By Delroy Alexander

Small firms are increasingly pessimistic about the future, according to a recent survey by the National Federation of Independent Business.

The NFIB's September optimism index, which reflects the views of entrepreneurs both before and after the Sept. 11 terrorist attacks, hit its lowest level since 1993 immediately after the attacks in New York and Washington.

In the federation's first detailed analysis of the sector since Sept. 11, small-business optimism sank a full five points, to 94.2 from the pre-attack measure of 99.2, said William Dunkelberg, NFIB chief economist.

Following a buoyant 101.5 rating in August, the figures make grim reading, with 7 of the 10 key index components, including hiring plans, capital spending and sales expectations, falling significantly.

What worries Dunkelberg is that other market shocks, such as the stock market crash in October 1987, had no impact on the NFIB measure. At that time, small firms remained confident despite falling share prices.

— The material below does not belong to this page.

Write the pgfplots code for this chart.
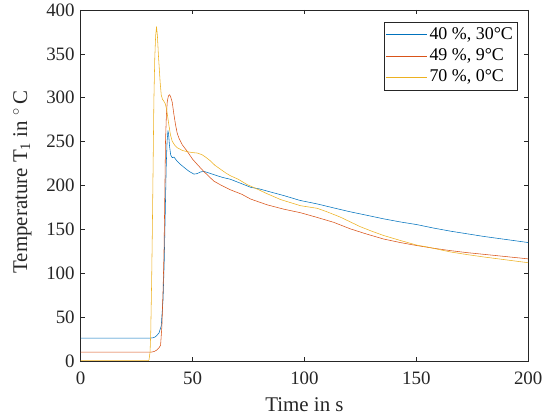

That cannot be said this time around. The 1987 collapse in stock prices had "no real impact on the economy," Dunkelberg said. In sharp contrast, "the complete shutdown of the air transport system will have far-reaching effects on sales, well beyond the immediate impact on the travel and leisure industry," he added.

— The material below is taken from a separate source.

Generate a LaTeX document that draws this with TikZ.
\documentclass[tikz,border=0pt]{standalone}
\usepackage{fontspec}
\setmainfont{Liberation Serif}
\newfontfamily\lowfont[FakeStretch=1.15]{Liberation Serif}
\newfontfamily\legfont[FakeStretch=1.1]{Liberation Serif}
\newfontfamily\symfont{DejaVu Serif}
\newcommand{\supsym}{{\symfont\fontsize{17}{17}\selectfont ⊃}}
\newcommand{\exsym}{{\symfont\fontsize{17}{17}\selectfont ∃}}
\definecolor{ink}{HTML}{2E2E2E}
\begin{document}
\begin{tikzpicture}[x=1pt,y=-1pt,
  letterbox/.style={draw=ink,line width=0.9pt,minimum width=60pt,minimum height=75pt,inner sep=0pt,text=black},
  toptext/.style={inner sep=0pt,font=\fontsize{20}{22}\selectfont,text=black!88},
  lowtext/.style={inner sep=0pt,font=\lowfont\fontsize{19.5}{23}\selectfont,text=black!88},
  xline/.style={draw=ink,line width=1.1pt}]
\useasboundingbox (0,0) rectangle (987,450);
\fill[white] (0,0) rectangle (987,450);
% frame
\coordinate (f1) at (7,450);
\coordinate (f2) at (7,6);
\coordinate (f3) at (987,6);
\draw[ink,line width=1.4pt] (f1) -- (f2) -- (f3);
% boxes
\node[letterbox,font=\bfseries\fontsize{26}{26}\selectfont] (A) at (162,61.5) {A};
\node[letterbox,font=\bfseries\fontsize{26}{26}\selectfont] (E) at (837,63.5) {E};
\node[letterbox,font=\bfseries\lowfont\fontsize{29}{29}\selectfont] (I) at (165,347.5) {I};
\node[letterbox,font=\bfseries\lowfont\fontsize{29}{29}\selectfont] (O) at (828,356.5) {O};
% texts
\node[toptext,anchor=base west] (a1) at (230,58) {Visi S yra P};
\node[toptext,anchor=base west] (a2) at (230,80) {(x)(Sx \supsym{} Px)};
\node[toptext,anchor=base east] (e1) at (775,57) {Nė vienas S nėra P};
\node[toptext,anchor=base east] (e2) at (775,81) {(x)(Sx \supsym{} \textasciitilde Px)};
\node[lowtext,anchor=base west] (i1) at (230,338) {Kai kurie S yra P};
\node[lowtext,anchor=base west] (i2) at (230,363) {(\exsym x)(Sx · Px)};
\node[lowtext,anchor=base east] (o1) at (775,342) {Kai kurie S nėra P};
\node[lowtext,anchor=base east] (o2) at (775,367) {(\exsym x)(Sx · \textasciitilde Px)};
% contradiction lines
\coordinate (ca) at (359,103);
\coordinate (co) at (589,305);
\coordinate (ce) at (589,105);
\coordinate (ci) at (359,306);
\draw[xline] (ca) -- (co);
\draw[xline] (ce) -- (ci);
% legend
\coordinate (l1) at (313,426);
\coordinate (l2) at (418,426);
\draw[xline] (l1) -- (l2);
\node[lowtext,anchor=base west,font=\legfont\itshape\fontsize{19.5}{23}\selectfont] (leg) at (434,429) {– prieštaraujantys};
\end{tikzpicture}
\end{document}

Help may come for small firms from policymakers currently debating an economic stimulus package.

The chairman of the Senate Committee on Small Business and Entrepreneurship, Sen. John Kerry (D-Mass.), has been meeting with industry lobby groups in a bid to come up with his own aid package, expected to be introduced Thursday. On Wednesday, Rep. Nydia Velazquez (D-N.Y.) introduced accompanying legislation, the Small Business Emergency Relief Act.

Both want to broaden emergency relief beyond the New York and Washington areas directly hurt by the attacks.

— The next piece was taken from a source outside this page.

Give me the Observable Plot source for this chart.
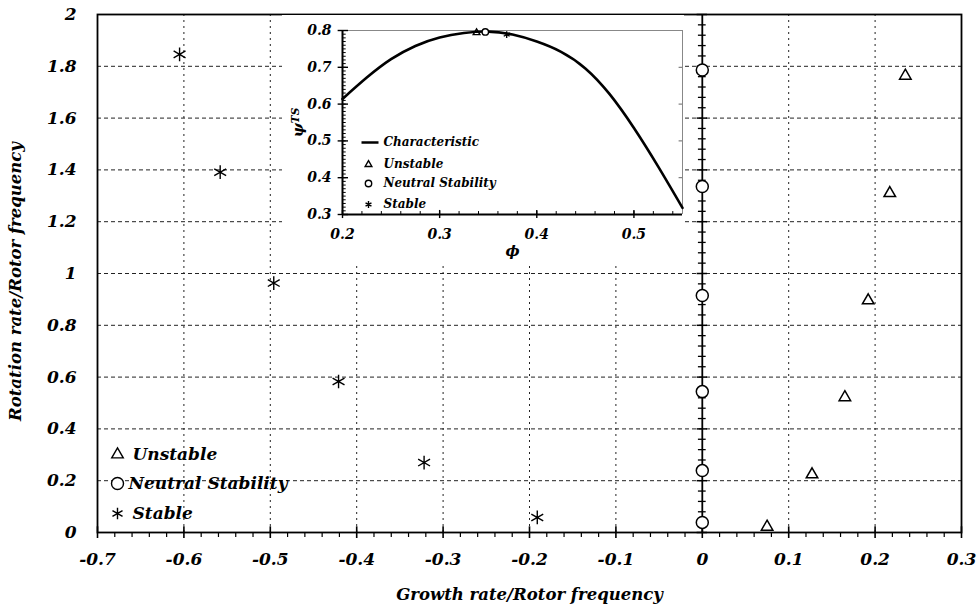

Businesses such as suppliers and travel agents outside the disaster areas, but with direct links to them, will be specifically covered by Kerry's legislation, which also would extend help to firms requiring capital as a result of the slowdown elsewhere in the country.

The legislation would give small firms access to low-interest or no-cost recovery loans, grace periods for SBA loan payments and the forgiveness of some SBA loans by companies threatened with bankruptcy. Kerry has opted not to add tax incentives to the package in a bid to push the emergency aid through the Senate by the end of next week.

Firms would have to show that the slowdown in their business was "just cause, that the effects were outside of their control," according to Damon Dozier, director of government affairs for National Small Business United, one of the groups pushing for aid to the sector.

Minimum wage debate: Bills already introduced in the House and the Senate are looking to provide workers affected by the attacks with extended benefits.

One plan from Sen. Edward Kennedy (D-Mass.), chairman of the Senate Committee on Health, Education, Labor and Pensions, would extend unemployment benefits, federal health insurance support and possibly increase the minimum wage by $1.50, to $6.65 per hour from $5.15.

The minimum wage proposal has spooked a number of small-business owners, who fear the potential impact of such a move.

"A minimum wage increase would increase costs for America's small-business owners and hurt young, low-skilled workers who might be priced out of the labor market," said Darrell McKigney, president of the Small Business Survival Committee.

New Web resource: Budding entrepreneurs looking for information on how to finance a business or project might want to search the online database of the Federal Reserve Bank of Chicago's Small Enterprise Capital Access Partnership initiative.

Launched Friday, was designed for small firms. It provides links to credit and financing resources and other vital areas, including community-based organizations, technical assistance providers, government organizations, trade associations and academic researchers.